To be done -> Find every line in the records below that holds the word "diagram", and copy it out.

Data for this exercise ->
Begin

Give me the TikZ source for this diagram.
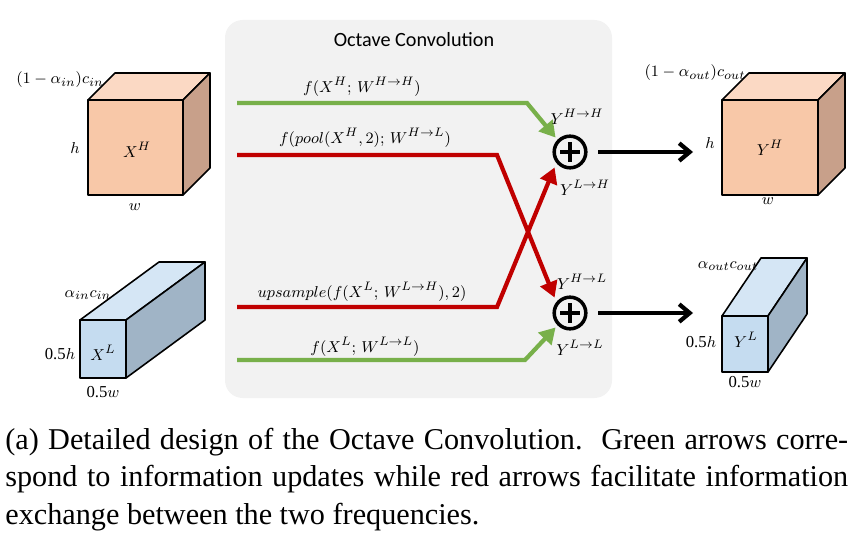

End
Begin

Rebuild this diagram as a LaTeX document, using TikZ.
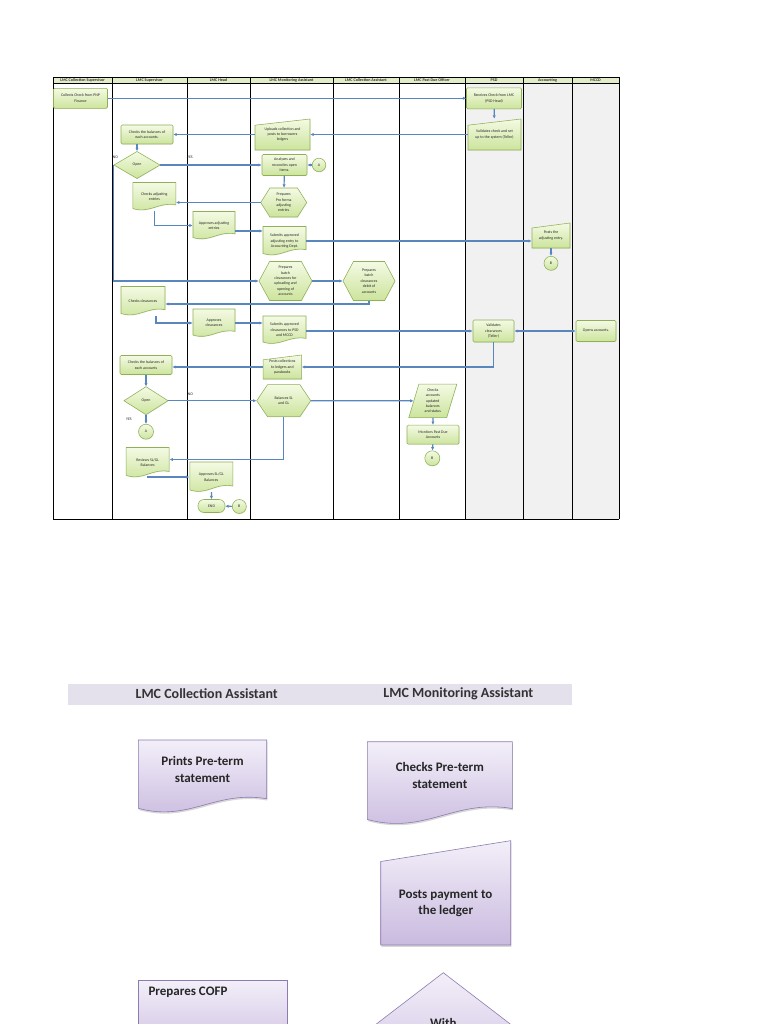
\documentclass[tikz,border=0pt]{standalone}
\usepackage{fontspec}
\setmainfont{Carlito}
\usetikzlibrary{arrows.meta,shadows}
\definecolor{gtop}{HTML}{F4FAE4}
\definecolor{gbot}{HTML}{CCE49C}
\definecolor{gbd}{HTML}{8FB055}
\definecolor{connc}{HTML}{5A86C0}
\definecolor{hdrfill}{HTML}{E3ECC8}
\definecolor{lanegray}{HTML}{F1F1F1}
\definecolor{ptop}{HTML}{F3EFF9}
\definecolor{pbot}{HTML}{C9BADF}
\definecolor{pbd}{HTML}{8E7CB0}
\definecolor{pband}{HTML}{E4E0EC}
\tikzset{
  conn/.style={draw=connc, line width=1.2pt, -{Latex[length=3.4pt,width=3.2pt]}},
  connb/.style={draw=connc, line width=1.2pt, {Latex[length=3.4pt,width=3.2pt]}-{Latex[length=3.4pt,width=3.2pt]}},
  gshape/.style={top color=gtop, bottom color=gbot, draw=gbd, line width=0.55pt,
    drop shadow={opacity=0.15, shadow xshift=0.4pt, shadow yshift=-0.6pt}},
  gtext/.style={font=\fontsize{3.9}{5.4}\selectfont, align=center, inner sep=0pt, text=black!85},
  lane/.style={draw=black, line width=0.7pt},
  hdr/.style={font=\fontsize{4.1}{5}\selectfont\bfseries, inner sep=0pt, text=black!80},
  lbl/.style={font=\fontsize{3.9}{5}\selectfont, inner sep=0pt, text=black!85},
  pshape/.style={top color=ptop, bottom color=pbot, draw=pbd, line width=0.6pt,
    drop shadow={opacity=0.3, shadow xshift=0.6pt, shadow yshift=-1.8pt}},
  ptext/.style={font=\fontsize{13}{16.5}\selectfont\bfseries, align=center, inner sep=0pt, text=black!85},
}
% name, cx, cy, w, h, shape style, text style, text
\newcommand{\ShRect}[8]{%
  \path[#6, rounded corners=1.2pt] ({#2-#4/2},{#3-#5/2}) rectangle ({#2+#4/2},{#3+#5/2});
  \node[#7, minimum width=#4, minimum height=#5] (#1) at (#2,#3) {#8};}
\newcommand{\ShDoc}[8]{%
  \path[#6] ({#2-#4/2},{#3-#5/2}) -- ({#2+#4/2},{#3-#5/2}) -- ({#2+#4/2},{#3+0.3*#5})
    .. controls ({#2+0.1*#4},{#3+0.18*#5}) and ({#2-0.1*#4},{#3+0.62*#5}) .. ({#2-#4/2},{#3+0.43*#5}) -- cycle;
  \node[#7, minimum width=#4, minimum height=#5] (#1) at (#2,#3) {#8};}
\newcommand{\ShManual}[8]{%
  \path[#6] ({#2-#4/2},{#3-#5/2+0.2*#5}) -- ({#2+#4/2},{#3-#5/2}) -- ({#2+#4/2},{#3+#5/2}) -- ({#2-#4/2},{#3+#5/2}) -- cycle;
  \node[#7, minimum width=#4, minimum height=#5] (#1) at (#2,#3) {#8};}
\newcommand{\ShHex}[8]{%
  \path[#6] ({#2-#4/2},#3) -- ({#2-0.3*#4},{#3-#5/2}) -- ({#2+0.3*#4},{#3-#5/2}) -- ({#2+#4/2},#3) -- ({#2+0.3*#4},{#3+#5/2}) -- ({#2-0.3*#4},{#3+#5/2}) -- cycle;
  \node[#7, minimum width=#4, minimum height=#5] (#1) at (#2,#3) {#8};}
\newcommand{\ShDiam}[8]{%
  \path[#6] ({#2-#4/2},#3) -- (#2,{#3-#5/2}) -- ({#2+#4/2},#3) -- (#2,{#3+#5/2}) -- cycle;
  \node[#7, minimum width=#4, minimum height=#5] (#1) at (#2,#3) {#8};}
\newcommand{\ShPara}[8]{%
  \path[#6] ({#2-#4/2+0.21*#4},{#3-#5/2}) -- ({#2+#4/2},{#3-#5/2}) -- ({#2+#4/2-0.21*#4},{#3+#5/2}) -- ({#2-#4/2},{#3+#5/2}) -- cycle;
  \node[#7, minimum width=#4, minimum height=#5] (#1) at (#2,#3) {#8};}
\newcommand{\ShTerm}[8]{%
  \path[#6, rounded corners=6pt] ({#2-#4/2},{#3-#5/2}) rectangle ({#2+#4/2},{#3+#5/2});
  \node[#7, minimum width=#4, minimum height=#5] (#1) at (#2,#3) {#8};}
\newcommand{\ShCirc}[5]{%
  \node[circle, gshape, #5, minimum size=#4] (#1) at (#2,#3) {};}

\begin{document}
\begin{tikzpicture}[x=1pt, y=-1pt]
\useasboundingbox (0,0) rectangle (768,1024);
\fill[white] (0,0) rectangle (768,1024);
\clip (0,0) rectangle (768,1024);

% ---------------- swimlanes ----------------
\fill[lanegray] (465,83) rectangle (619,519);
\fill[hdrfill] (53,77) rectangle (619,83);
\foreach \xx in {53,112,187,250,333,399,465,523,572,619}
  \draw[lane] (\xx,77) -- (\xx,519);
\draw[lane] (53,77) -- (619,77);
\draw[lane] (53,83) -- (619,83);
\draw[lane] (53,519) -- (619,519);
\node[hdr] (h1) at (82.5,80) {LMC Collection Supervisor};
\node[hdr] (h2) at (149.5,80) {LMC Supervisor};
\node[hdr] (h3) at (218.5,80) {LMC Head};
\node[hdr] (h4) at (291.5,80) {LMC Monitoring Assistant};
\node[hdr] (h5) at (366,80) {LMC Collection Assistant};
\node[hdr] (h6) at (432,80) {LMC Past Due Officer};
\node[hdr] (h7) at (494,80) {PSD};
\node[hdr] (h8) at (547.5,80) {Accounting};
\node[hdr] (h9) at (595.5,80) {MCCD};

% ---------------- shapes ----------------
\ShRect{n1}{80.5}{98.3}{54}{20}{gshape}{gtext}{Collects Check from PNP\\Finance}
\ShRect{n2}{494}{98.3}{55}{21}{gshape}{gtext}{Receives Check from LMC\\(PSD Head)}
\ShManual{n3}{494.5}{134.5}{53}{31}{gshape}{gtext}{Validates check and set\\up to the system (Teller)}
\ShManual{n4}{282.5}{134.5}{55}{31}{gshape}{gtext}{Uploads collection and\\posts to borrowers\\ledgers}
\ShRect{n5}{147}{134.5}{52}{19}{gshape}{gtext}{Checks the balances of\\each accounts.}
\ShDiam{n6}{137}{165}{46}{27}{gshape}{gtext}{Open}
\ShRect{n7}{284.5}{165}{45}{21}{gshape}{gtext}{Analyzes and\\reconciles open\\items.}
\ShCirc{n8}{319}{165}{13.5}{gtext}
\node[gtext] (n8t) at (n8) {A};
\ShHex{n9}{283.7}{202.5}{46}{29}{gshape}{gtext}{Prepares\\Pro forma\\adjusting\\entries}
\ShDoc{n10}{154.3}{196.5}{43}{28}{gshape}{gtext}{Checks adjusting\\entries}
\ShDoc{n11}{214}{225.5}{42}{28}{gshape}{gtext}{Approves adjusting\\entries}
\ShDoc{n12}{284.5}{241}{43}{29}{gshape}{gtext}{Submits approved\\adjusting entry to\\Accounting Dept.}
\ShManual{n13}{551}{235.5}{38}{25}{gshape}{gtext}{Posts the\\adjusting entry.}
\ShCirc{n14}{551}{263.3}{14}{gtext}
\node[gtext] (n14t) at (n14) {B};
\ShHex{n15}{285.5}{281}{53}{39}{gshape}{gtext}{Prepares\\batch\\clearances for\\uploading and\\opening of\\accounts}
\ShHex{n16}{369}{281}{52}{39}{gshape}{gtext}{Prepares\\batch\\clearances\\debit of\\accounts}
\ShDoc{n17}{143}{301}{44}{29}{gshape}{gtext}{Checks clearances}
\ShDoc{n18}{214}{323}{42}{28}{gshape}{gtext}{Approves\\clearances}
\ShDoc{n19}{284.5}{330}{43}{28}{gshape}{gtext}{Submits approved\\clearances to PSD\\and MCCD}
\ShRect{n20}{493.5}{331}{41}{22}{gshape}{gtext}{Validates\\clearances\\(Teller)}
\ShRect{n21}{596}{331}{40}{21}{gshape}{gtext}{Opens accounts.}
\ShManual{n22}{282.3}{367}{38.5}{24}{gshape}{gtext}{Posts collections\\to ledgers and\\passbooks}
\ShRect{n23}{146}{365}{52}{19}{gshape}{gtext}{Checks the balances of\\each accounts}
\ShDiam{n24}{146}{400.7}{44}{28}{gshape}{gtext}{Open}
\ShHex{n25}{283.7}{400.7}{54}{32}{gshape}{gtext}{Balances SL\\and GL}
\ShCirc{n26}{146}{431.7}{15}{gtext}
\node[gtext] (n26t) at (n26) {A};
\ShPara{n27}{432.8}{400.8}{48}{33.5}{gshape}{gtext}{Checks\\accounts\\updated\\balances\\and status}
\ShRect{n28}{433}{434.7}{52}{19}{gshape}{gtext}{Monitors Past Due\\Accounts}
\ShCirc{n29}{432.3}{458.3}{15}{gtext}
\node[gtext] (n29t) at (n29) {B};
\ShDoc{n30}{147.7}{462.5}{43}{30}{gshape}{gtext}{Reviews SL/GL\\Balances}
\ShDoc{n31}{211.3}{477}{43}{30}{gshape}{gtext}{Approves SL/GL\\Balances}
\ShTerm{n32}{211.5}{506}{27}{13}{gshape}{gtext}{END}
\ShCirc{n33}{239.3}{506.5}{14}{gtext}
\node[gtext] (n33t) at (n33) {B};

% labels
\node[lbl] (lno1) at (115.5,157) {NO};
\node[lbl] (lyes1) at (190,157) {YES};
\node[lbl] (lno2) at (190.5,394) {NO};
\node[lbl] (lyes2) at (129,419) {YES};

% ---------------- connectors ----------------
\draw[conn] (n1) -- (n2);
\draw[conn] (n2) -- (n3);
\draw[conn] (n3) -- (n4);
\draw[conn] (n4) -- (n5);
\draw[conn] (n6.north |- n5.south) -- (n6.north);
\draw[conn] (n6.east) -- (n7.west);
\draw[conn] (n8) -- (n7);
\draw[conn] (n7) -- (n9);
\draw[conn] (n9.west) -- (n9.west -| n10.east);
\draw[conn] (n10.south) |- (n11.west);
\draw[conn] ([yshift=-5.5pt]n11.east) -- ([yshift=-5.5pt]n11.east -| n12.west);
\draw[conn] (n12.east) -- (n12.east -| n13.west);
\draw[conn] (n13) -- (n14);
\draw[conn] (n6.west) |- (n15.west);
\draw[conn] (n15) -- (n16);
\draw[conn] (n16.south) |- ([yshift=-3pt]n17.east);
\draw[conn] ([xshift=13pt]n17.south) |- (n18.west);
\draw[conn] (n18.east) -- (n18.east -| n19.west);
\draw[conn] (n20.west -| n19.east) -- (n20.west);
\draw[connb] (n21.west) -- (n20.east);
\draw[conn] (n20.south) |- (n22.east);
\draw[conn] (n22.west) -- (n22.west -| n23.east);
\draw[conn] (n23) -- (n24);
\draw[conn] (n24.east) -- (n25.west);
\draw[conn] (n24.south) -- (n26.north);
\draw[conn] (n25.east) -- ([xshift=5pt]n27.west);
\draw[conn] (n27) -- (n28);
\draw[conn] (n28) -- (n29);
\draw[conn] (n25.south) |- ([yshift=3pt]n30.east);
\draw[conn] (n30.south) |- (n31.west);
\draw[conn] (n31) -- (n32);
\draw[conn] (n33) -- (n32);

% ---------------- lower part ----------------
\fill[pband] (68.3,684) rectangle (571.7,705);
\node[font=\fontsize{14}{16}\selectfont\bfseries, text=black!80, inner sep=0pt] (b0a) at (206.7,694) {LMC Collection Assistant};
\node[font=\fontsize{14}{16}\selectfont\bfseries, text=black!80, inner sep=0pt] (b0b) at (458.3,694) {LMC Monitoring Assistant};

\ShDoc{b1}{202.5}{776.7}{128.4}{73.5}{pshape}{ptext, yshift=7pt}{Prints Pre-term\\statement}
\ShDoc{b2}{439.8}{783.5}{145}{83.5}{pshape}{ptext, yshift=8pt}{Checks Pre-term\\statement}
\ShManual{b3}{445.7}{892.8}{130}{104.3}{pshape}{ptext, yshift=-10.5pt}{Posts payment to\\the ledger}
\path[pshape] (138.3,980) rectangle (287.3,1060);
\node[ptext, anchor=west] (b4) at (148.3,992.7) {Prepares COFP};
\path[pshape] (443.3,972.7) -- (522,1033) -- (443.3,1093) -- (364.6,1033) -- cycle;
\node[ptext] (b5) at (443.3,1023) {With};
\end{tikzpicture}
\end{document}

End
Begin

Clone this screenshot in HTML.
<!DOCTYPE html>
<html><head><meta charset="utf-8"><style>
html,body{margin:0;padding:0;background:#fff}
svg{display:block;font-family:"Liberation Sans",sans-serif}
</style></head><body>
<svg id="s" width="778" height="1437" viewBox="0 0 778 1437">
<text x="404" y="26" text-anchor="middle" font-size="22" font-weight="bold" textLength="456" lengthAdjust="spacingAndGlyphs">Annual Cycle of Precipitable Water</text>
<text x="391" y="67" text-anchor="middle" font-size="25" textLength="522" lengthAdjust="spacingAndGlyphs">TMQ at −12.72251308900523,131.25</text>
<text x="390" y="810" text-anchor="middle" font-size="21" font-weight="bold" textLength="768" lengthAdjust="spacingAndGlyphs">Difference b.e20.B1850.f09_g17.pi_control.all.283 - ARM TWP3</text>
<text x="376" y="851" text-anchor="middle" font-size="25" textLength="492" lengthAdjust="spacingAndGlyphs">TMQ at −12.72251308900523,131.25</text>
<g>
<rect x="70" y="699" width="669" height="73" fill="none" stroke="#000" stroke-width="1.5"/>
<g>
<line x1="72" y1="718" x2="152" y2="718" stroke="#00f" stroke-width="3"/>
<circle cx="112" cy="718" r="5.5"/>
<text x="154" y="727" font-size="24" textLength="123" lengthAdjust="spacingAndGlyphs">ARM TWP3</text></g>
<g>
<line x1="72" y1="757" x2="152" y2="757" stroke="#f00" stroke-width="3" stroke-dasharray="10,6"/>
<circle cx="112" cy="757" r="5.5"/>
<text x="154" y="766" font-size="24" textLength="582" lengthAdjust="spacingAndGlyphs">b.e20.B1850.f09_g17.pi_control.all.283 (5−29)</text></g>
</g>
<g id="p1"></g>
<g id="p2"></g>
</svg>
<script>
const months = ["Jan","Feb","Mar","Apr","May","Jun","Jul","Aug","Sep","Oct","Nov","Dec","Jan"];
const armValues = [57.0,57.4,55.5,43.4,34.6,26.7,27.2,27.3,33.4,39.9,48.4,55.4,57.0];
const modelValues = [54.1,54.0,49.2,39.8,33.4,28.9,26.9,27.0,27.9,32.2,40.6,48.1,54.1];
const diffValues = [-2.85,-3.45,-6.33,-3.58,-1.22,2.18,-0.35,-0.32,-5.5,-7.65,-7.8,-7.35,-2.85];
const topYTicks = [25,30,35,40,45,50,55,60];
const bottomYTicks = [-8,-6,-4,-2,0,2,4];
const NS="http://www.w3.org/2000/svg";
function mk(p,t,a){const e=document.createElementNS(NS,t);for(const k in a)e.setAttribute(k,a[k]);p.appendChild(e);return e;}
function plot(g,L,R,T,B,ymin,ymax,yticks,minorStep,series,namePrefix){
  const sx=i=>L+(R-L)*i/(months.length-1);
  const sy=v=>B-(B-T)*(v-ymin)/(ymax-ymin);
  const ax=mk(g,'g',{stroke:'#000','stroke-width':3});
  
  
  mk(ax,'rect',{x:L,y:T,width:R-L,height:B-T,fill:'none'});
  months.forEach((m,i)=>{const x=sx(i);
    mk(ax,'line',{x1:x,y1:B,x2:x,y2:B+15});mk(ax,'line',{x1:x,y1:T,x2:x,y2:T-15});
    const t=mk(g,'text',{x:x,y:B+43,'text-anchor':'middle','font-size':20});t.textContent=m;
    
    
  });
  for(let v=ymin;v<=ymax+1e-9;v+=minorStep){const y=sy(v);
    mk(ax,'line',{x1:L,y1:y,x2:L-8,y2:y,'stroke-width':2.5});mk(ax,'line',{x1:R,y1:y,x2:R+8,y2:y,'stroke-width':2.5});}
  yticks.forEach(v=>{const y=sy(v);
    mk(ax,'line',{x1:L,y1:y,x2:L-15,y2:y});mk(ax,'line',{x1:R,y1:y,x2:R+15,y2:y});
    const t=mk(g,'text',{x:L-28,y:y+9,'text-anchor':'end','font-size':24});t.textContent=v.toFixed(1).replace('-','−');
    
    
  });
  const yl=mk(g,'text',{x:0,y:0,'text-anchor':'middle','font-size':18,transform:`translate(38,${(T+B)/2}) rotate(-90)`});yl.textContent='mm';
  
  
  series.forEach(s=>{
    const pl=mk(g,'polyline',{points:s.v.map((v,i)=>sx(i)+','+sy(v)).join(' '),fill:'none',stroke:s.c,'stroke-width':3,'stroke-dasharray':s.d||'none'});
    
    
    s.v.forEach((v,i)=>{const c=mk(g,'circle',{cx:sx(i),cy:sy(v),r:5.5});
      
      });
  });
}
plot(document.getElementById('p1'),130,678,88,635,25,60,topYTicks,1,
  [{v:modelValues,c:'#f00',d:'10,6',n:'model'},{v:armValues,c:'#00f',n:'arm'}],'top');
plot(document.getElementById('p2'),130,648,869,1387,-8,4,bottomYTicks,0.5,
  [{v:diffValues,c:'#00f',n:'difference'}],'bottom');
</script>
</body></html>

End

Output of the task ->
Give me the TikZ source for this diagram.
Rebuild this diagram as a LaTeX document, using TikZ.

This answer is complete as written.